Armée et Politique
Aux yeux de beaucoup de Français, les deux termes d’Armée et de Politique semblent peu faits pour s’associer. De vieux préjugés en sont responsables, qui nous assurent en effet que l’Armée doit tirer sa force de l’isolement moral et spirituel. Il faut, dit-on, la maintenir en dehors des remous de la politique. Et, avec une logique un tantinet boiteuse, on prétextera aussi du manque d’aptitude des militaires aux affaires publiques (alors qu’il s’agit précisément de les y rendre entièrement aptes), ou encore du danger des dictatures (lesquelles ne sont pas, dans l’histoire, l’apanage du soldat).
Une fois de plus on s’exposera ainsi à être captif des mots, pour se soumettre à leurs premières résonances.

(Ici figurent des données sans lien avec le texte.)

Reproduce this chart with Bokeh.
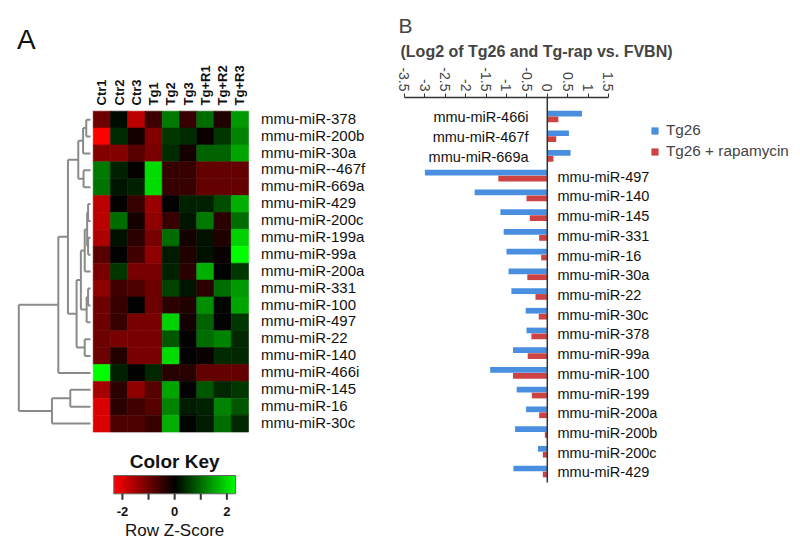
import numpy as np
from bokeh.plotting import figure
from bokeh.models import (Range1d, LinearColorMapper, LinearAxis, FixedTicker, Title,
                          Legend, LegendItem, ColumnDataSource)
from bokeh.transform import transform
from bokeh.layouts import row, column
from bokeh.embed import file_html
from bokeh.resources import INLINE
from bokeh.core.properties import value

FONT = value("Liberation Sans")

# ---------------- data: heatmap (panel A) ----------------
samples = ["Ctr1", "Ctr2", "Ctr3", "Tg1", "Tg2", "Tg3", "Tg+R1", "Tg+R2", "Tg+R3"]
heat_mirs = ["mmu-miR-378", "mmu-miR-200b", "mmu-miR-30a", "mmu-miR--467f", "mmu-miR-669a",
             "mmu-miR-429", "mmu-miR-200c", "mmu-miR-199a", "mmu-miR-99a", "mmu-miR-200a",
             "mmu-miR-331", "mmu-miR-100", "mmu-miR-497", "mmu-miR-22", "mmu-miR-140",
             "mmu-miR-466i", "mmu-miR-145", "mmu-miR-16", "mmu-miR-30c"]
z_378 = [-1.0, 0.1, -1.7, -0.55, 1.1, -0.5, 1.0, -0.3, 1.4]
z_200b = [-2.3, 0.4, -0.2, -1.2, 0.5, 0.4, -0.1, 0.5, 1.2]
z_30a = [-1.2, -1.2, -0.8, -1.1, 0.4, -0.2, 0.9, 0.9, 1.5]
z_467f = [1.1, 0.3, -0.05, 2.0, -0.5, -0.5, -0.9, -0.9, -0.9]
z_669a = [1.05, 0.2, 0.3, 2.0, -0.5, -0.5, -0.9, -0.9, -0.9]
z_429 = [-1.7, -0.05, -0.5, -1.4, 0.0, 0.3, 0.3, 0.7, 1.6]
z_200c = [-1.7, 1.0, -0.2, -1.3, -0.5, 0.2, 1.1, -0.4, 1.0]
z_199a = [-1.6, 0.15, -0.4, -1.1, 1.0, -0.2, 0.15, -0.3, 1.9]
z_99a = [-0.8, 0.0, -0.6, -1.3, 0.25, -0.3, 0.15, -0.1, 2.3]
z_200a = [-1.1, 0.5, -1.1, -1.1, 0.3, -0.4, 1.6, 0.0, 0.5]
z_331 = [-1.3, -0.6, -0.7, -1.0, 0.6, 0.2, -0.4, 1.0, 1.4]
z_100 = [-1.0, -0.5, 0.0, -1.0, -0.4, -0.3, 1.3, 0.05, 1.5]
z_497 = [-1.0, -0.5, -1.1, -1.1, 1.9, -0.2, 0.9, 0.0, 0.5]
z_22 = [-1.0, -1.1, -1.1, -1.1, 0.8, 0.0, 1.0, 1.2, 0.35]
z_140 = [-1.0, -0.3, -1.1, -1.1, 2.0, 0.0, -0.1, 0.4, 0.35]
z_466i = [2.3, 0.3, 0.0, 0.35, -0.35, -0.35, -0.9, -0.9, -0.9]
z_145 = [-1.5, -0.4, -1.3, -0.8, 1.5, 0.0, 0.8, 0.35, 0.5]
z_16 = [-2.0, -0.4, -0.6, -0.8, 1.2, 0.25, 0.3, 1.2, 0.8]
z_30c = [-2.0, -0.7, -0.7, -0.5, 1.6, 0.05, 0.25, 1.0, 0.35]
zscores = [z_378, z_200b, z_30a, z_467f, z_669a, z_429, z_200c, z_199a, z_99a, z_200a,
           z_331, z_100, z_497, z_22, z_140, z_466i, z_145, z_16, z_30c]

# dendrogram merges: (left, right, height)
dendro_merges = [
    ("mmu-miR-378", "mmu-miR-200b", 4.4),     # n0
    ("n0", "mmu-miR-30a", 7.7),               # n1
    ("mmu-miR--467f", "mmu-miR-669a", 7.2),   # n2
    ("n1", "n2", 12.7),                       # n3
    ("mmu-miR-429", "mmu-miR-200c", 2.5),     # n4
    ("mmu-miR-199a", "mmu-miR-99a", 2.5),     # n5
    ("n4", "n5", 3.5),                        # n6
    ("n6", "mmu-miR-200a", 6.0),              # n7
    ("mmu-miR-331", "mmu-miR-100", 2.5),      # n8
    ("n8", "mmu-miR-497", 4.0),               # n9
    ("n7", "n9", 10.0),                       # n10
    ("mmu-miR-22", "mmu-miR-140", 6.0),       # n11
    ("n10", "n11", 14.4),                     # n12
    ("n3", "n12", 23.4),                      # n13
    ("n13", "mmu-miR-466i", 33.4),            # n14
    ("mmu-miR-145", "mmu-miR-16", 21.0),      # n15
    ("n15", "mmu-miR-30c", 40.0),             # n16
    ("n14", "n16", 74.4),                     # n17
]

key_low, key_high = -2.33, 2.33
key_ticks = [-2, -1, 0, 1, 2]
key_tick_labels = ["-2", "", "0", "", "2"]

# ---------------- data: bar chart (panel B) ----------------
bar_mirs = ["mmu-miR-466i", "mmu-miR-467f", "mmu-miR-669a", "mmu-miR-497", "mmu-miR-140",
            "mmu-miR-145", "mmu-miR-331", "mmu-miR-16", "mmu-miR-30a", "mmu-miR-22",
            "mmu-miR-30c", "mmu-miR-378", "mmu-miR-99a", "mmu-miR-100", "mmu-miR-199",
            "mmu-miR-200a", "mmu-miR-200b", "mmu-miR-200c", "mmu-miR-429"]
tg26 = [0.85, 0.53, 0.57, -3.0, -1.78, -1.15, -1.07, -1.0, -0.95, -0.88,
        -0.53, -0.51, -0.84, -1.4, -0.75, -0.52, -0.79, -0.23, -0.83]
tg26_rap = [0.27, 0.22, 0.15, -1.2, -0.51, -0.43, -0.2, -0.15, -0.49, -0.29,
            -0.21, -0.39, -0.48, -0.84, -0.38, -0.2, -0.06, -0.11, -0.11]
bar_ticks = [-3.5, -3, -2.5, -2, -1.5, -1, -0.5, 0, 0.5, 1, 1.5]
bar_tick_labels = ["-3.5", "-3", "-2.5", "-2", "-1.5", "-1", "-0.5", "0", "0.5", "1", "1.5"]

# ---------------- colour map ----------------
t = np.linspace(-1, 1, 256)
palette = []
for v in t:
    if v < 0:
        palette.append("#%02x%02x%02x" % (int(round(-v * 255)), 0, 0))
    else:
        palette.append("#%02x%02x%02x" % (0, int(round(v * 255)), 0))
mapper = LinearColorMapper(palette=palette, low=key_low, high=key_high)

# ---------------- Panel A : heatmap + dendrogram ----------------
H = figure(width=392, height=440, x_range=Range1d(-5.371, 17.34), y_range=Range1d(19.50, -6.554),
           output_backend="svg", toolbar_location=None, x_axis_location=None, y_axis_location=None,
           min_border=0)
H.grid.visible = False
H.outline_line_color = None

nr, nc = len(heat_mirs), len(samples)
xs, ys, zs = [], [], []
for i in range(nr):
    for j in range(nc):
        xs.append(j + 0.5)
        ys.append(i + 0.5)
        zs.append(zscores[i][j])
src = ColumnDataSource(dict(x=xs, y=ys, z=zs))
H.rect(x="x", y="y", width=1, height=1, source=src, fill_color=transform("z", mapper),
       line_color=transform("z", mapper), line_width=0.6)

# row labels
H.text(x=[nc + 0.72] * nr, y=[i + 0.42 for i in range(nr)], text=heat_mirs, text_font=FONT,
       text_font_size="15px", text_baseline="middle", text_align="left", text_color="#111111")
# column labels
H.text(x=[j + 0.5 for j in range(nc)], y=[-0.34] * nc, text=samples, text_font=FONT,
       text_font_size="13px", text_font_style="bold", angle=np.pi / 2, text_baseline="middle",
       text_align="left", text_color="#111111")
# panel letter
H.text(x=[-4.42], y=[-4.23], text=["A"], text_font=FONT, text_font_size="28px",
       text_baseline="alphabetic", text_align="left", text_color="#111111")

# dendrogram
cell_px = 17.26
gap = 2.7 / cell_px
hscale = (74.4 - 2.7) / 74.4 / cell_px
pos = {m: (0.0, i + 0.5) for i, m in enumerate(heat_mirs)}
x0s, y0s, x1s, y1s = [], [], [], []
for k, (a, b, h) in enumerate(dendro_merges):
    ha, ya = pos[a]
    hb, yb = pos[b]
    for hc, yc in ((ha, ya), (hb, yb)):
        x0s.append(-(gap + hc * hscale)); y0s.append(yc)
        x1s.append(-(gap + h * hscale)); y1s.append(yc)
    x0s.append(-(gap + h * hscale)); y0s.append(ya)
    x1s.append(-(gap + h * hscale)); y1s.append(yb)
    pos["n%d" % k] = (h, (ya + yb) / 2)
H.segment(x0=x0s, y0=y0s, x1=x1s, y1=y1s, line_color="#8a8a8a", line_width=2)

# ---------------- Color key (full-frame figure, aligned with H) ----------------
K = figure(width=392, height=113, x_range=Range1d(-6.667, 8.340), y_range=Range1d(-3.262, 2.913),
           output_backend="svg", toolbar_location=None, x_axis_location=None, y_axis_location=None,
           min_border=0)
K.grid.visible = False
K.outline_line_color = None
K.image(image=[np.linspace(key_low, key_high, 256).reshape(1, -1)], x=key_low, y=0,
        dw=key_high - key_low, dh=1, color_mapper=mapper)
K.quad(left=[key_low], right=[key_high], bottom=[0], top=[1], fill_color=None,
       line_color="#666666", line_width=1)
K.segment(x0=key_ticks, y0=[0] * len(key_ticks), x1=key_ticks, y1=[-0.33] * len(key_ticks),
          line_color="#333333", line_width=2)
K.text(x=key_ticks, y=[-0.96] * len(key_ticks), text=key_tick_labels, text_font=FONT,
       text_font_size="13px", text_font_style="bold", text_align="center",
       text_baseline="middle", text_color="#111111")
K.text(x=[0], y=[1.74], text=["Color Key"], text_font=FONT, text_font_size="19px",
       text_font_style="bold", text_align="center", text_baseline="middle", text_color="#111111")
K.text(x=[0], y=[-2.03], text=["Row Z-Score"], text_font=FONT, text_font_size="17px",
       text_align="center", text_baseline="middle", text_color="#111111")

# ---------------- Panel B : bar chart ----------------
B = figure(width=408, height=553, x_range=Range1d(-3.794, 6.206), y_range=Range1d(22.16, -0.963),
           output_backend="svg", toolbar_location=None, x_axis_location=None, y_axis_location=None,
           min_border_left=0, min_border_right=0, min_border_top=97, min_border_bottom=0,
           title="B")
B.grid.visible = False
B.outline_line_color = None
B.title.text_font = "Liberation Sans"
B.title.text_font_size = "21px"
B.title.text_font_style = "normal"
B.title.align = "left"
B.title.offset = 6
B.title.standoff = 0

bax = LinearAxis(ticker=FixedTicker(ticks=bar_ticks),
                 major_label_overrides=dict(zip(bar_ticks, bar_tick_labels)),
                 bounds=(bar_ticks[0], bar_ticks[-1]))
bax.major_label_orientation = -np.pi / 2
bax.major_label_text_font = "Liberation Sans"
bax.major_label_text_font_size = "14px"
bax.major_label_standoff = 2
bax.major_tick_out = 4
bax.major_tick_in = 0
bax.minor_tick_line_color = None
bax.axis_line_color = "#333333"
bax.axis_line_width = 1.5
bax.major_tick_line_color = "#333333"
B.add_layout(bax, "above")
B.add_layout(Title(text="(Log2 of Tg26 and Tg-rap vs. FVBN)", align="left", offset=8,
                   text_font="Liberation Sans", text_font_size="16px", text_font_style="bold",
                   standoff=9), "above")

n = len(bar_mirs)
idx = np.arange(n)
bsrc = ColumnDataSource(dict(y1=idx - 0.15, y2=idx + 0.15, tg=tg26, rap=tg26_rap))
r1 = B.hbar(y="y1", left=0, right="tg", height=0.29, source=bsrc, fill_color="#4a8fdf",
            line_color=None)
r2 = B.hbar(y="y2", left=0, right="rap", height=0.29, source=bsrc, fill_color="#cd4343",
            line_color=None)
B.segment(x0=[0], y0=[-0.963], x1=[0], y1=[n - 1 + 0.56], line_color="#333333", line_width=1.5)

lab_x = np.where(np.array(tg26) > 0, -0.46, 0.25)
lab_align = ["right" if v > 0 else "left" for v in tg26]
B.text(x=lab_x, y=idx + 0.05, text=bar_mirs, text_align=lab_align, text_baseline="middle",
       text_font=FONT, text_font_size="14.5px", text_color="#111111")

legend = Legend(items=[LegendItem(label="Tg26", renderers=[r1]),
                       LegendItem(label="Tg26 + rapamycin", renderers=[r2])],
                location=(258, 392))
legend.glyph_width = 9
legend.glyph_height = 9
legend.label_standoff = 7
legend.label_height = 20
legend.spacing = 1
legend.padding = 0
legend.margin = 0
legend.border_line_color = None
legend.background_fill_alpha = 0
legend.label_text_font = "Liberation Sans"
legend.label_text_font_size = "15.3px"
B.add_layout(legend)

layout = row(column(H, K), B)
open("out.html", "w").write(file_html(layout, INLINE))
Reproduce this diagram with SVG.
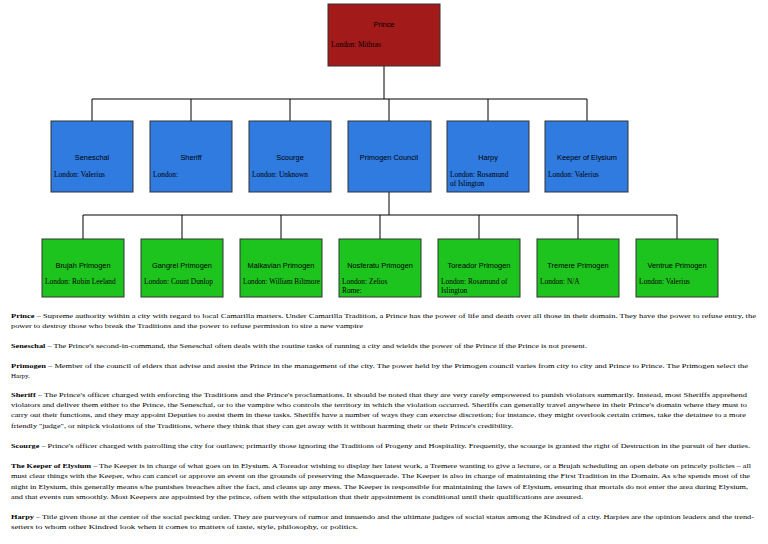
<svg xmlns="http://www.w3.org/2000/svg" width="768" height="544" viewBox="0 0 768 544">
<style>
.r{fill:#a31a1a;stroke:#333;stroke-width:1}
.b{fill:#2f7be0;stroke:#333;stroke-width:1}
.g{fill:#1ec41e;stroke:#333;stroke-width:1}
.t{font-family:"Liberation Serif",serif;font-size:7.4px;fill:#000}
.n{font-family:"Liberation Sans",sans-serif;font-size:7.4px;fill:#000}
.c{fill:none;stroke:#000;stroke-width:1}
.p{font-family:"Liberation Serif",serif;font-size:7px;fill:#000}
</style>
<rect width="768" height="544" fill="#fff"/>
<g id="connectors">
<path class="c" d="M384 66V99M92 99H587M92 99V121M191 99V121M290 99V121M389 99V121M488 99V121M587 99V121"/>
<path class="c" d="M389 192V215M83 215H677M83 215V239M182 215V239M281 215V239M380 215V239M479 215V239M578 215V239M677 215V239"/>
</g>
<g id="prince"><rect class="r" x="328" y="4" width="112" height="62"/><text class="n" x="384" y="27" text-anchor="middle">Prince</text><text class="t" x="331" y="47">London: Mithras</text></g>
<g id="seneschal"><rect class="b" x="51" y="121" width="82" height="71"/><text class="n" x="92" y="160" text-anchor="middle">Seneschal</text><text class="t" x="54" y="177">London: Valerius</text></g>
<g id="sheriff"><rect class="b" x="150" y="121" width="82" height="71"/><text class="n" x="191" y="160" text-anchor="middle">Sheriff</text><text class="t" x="153" y="177">London:</text></g>
<g id="scourge"><rect class="b" x="249" y="121" width="82" height="71"/><text class="n" x="290" y="160" text-anchor="middle">Scourge</text><text class="t" x="252" y="177">London: Unknown</text></g>
<g id="primogen"><rect class="b" x="348" y="121" width="83" height="71"/><text class="n" x="389" y="160" text-anchor="middle">Primogen Council</text></g>
<g id="harpy"><rect class="b" x="447" y="121" width="82" height="71"/><text class="n" x="488" y="160" text-anchor="middle">Harpy</text><text class="t" x="450" y="177">London:  Rosamund</text><text class="t" x="450" y="186">of Islington</text></g>
<g id="keeper"><rect class="b" x="545" y="121" width="83" height="71"/><text class="n" x="587" y="160" text-anchor="middle">Keeper of Elysium</text><text class="t" x="548" y="177">London: Valerius</text></g>
<g id="brujah"><rect class="g" x="42" y="239" width="82" height="58"/><text class="n" x="83" y="268" text-anchor="middle">Brujah Primogen</text><text class="t" x="45" y="284">London: Robin Leeland</text></g>
<g id="gangrel"><rect class="g" x="141" y="239" width="82" height="58"/><text class="n" x="182" y="268" text-anchor="middle">Gangrel Primogen</text><text class="t" x="144" y="284">London: Count Dunlop</text></g>
<g id="malkavian"><rect class="g" x="240" y="239" width="82" height="58"/><text class="n" x="281" y="268" text-anchor="middle">Malkavian Primogen</text><text class="t" x="243" y="284" textLength="77" lengthAdjust="spacingAndGlyphs">London: William Biltmore</text></g>
<g id="nosferatu"><rect class="g" x="339" y="239" width="82" height="58"/><text class="n" x="380" y="268" text-anchor="middle">Nosferatu Primogen</text><text class="t" x="342" y="284">London: Zelios</text><text class="t" x="342" y="293">Rome:</text></g>
<g id="toreador"><rect class="g" x="438" y="239" width="82" height="58"/><text class="n" x="479" y="268" text-anchor="middle">Toreador Primogen</text><text class="t" x="441" y="284">London: Rosamund of</text><text class="t" x="441" y="293">Islington</text></g>
<g id="tremere"><rect class="g" x="537" y="239" width="82" height="58"/><text class="n" x="578" y="268" text-anchor="middle">Tremere Primogen</text><text class="t" x="540" y="284">London: N/A</text></g>
<g id="ventrue"><rect class="g" x="636" y="239" width="82" height="58"/><text class="n" x="677" y="268" text-anchor="middle">Ventrue Primogen</text><text class="t" x="639" y="284">London: Valerius</text></g>
<g id="notes">
<text class="p" x="11" y="318" textLength="745" lengthAdjust="spacingAndGlyphs"><tspan font-weight="bold">Prince</tspan> – Supreme authority within a city with regard to local Camarilla matters.  Under Camarilla Tradition, a Prince has the power of life and death over all those in their domain. They have the power to refuse entry, the</text>
<text class="p" x="11" y="328" textLength="352" lengthAdjust="spacingAndGlyphs">power to destroy those who break the Traditions and the power to refuse permission to sire a new vampire</text>
<text class="p" x="11" y="348" textLength="576" lengthAdjust="spacingAndGlyphs"><tspan font-weight="bold">Seneschal</tspan> – The Prince's second-in-command, the Seneschal often deals with the routine tasks of running a city and wields the power of the Prince if the Prince is not present.</text>
<text class="p" x="11" y="368" textLength="737" lengthAdjust="spacingAndGlyphs"><tspan font-weight="bold">Primogen</tspan> – Member of the council of elders that advise and assist the Prince in the management of the city. The power held by the Primogen council varies from city to city and Prince to Prince. The Primogen select the</text>
<text class="p" x="11" y="378">Harpy.</text>
<text class="p" x="11" y="397" textLength="736" lengthAdjust="spacingAndGlyphs"><tspan font-weight="bold">Sheriff</tspan> – The Prince's officer charged with enforcing the Traditions and the Prince's proclamations.  It should be noted that they are very rarely empowered to punish violators summarily. Instead, most Sheriffs apprehend</text>
<text class="p" x="11" y="407" textLength="736" lengthAdjust="spacingAndGlyphs">violators and deliver them either to the Prince, the Seneschal, or to the vampire who controls the territory in which the violation occurred. Sheriffs can generally travel anywhere in their Prince's domain where they must to</text>
<text class="p" x="11" y="417" textLength="735" lengthAdjust="spacingAndGlyphs">carry out their functions, and they may appoint Deputies to assist them in these tasks. Sheriffs have a number of ways they can exercise discretion; for instance, they might overlook certain crimes, take the detainee to a more</text>
<text class="p" x="11" y="428" textLength="502" lengthAdjust="spacingAndGlyphs">friendly "judge", or nitpick violations of the Traditions, where they think that they can get away with it without harming their or their Prince's credibility.</text>
<text class="p" x="11" y="448" textLength="739" lengthAdjust="spacingAndGlyphs"><tspan font-weight="bold">Scourge</tspan> – Prince's officer charged with patrolling the city for outlaws; primarily those ignoring the Traditions of Progeny and Hospitality. Frequently, the scourge is granted the right of Destruction in the pursuit of her duties.</text>
<text class="p" x="11" y="468" textLength="740" lengthAdjust="spacingAndGlyphs"><tspan font-weight="bold">The Keeper of Elysium</tspan> – The Keeper is in charge of what goes on in Elysium. A Toreador wishing to display her latest work, a Tremere wanting to give a lecture, or a Brujah scheduling an open debate on princely policies – all</text>
<text class="p" x="11" y="478" textLength="739" lengthAdjust="spacingAndGlyphs">must clear things with the Keeper, who can cancel or approve an event on the grounds of preserving the Masquerade. The Keeper is also in charge of maintaining the First Tradition in the Domain. As s/he spends most of the</text>
<text class="p" x="11" y="489" textLength="737" lengthAdjust="spacingAndGlyphs">night in Elysium, this generally means s/he punishes breaches after the fact, and cleans up any mess. The Keeper is responsible for maintaining the laws of Elysium, ensuring that mortals do not enter the area during Elysium,</text>
<text class="p" x="11" y="499" textLength="572" lengthAdjust="spacingAndGlyphs">and that events run smoothly. Most Keepers are appointed by the prince, often with the stipulation that their appointment is conditional until their qualifications are assured.</text>
<text class="p" x="11" y="519" textLength="743" lengthAdjust="spacingAndGlyphs"><tspan font-weight="bold">Harpy</tspan> – Title given those at the center of the social pecking order. They are purveyors of rumor and innuendo and the ultimate judges of social status among the Kindred of a city. Harpies are the opinion leaders and the trend-</text>
<text class="p" x="11" y="529" textLength="347" lengthAdjust="spacingAndGlyphs">setters to whom other Kindred look when it comes to matters of taste, style, philosophy, or politics.</text>
</g>
</svg>
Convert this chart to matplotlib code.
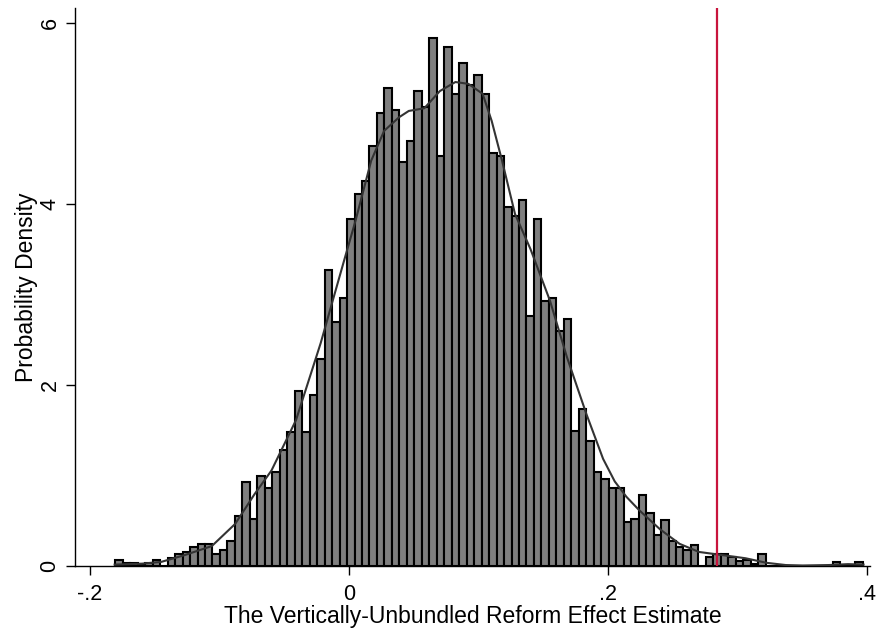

Ceux que nous avons mis ici en exergue sont bien, tous deux, générateurs de ces « idées toutes faites », dont un chef militaire étranger disait, avec quelque suffisance, « qu’elles représentaient, en même temps que la bêtise humaine et l’administration des bureaux, l’une des maladies les plus difficiles à soigner ».
Dans notre pays, l’Armée qui, sous l’empire des événements de ce siècle, a subi des transformations radicales, modifiant sa structure et son âme plus profondément encore que son visage, continue, devant une grande partie de l’opinion, à posséder les mêmes traits qu’il y a cinquante ans : rigidement charpentée, presque monolithique (le régiment aligné à trois bataillons de quatre compagnies de quatre sections la symboliserait assez bien), imperméable, honnête, un peu naïve, suivant de loin les progrès de la science et de la technique, prête à se rassembler pour défendre en ordre compact la ligne bleue des Vosges ou le cours romantique du Rhin. Peut-être accentuons-nous un peu trop les traits de cette image fausse et nostalgique. Elle n’en habite pas moins l’esprit de beaucoup de nos compatriotes et spécialement des générations anciennes.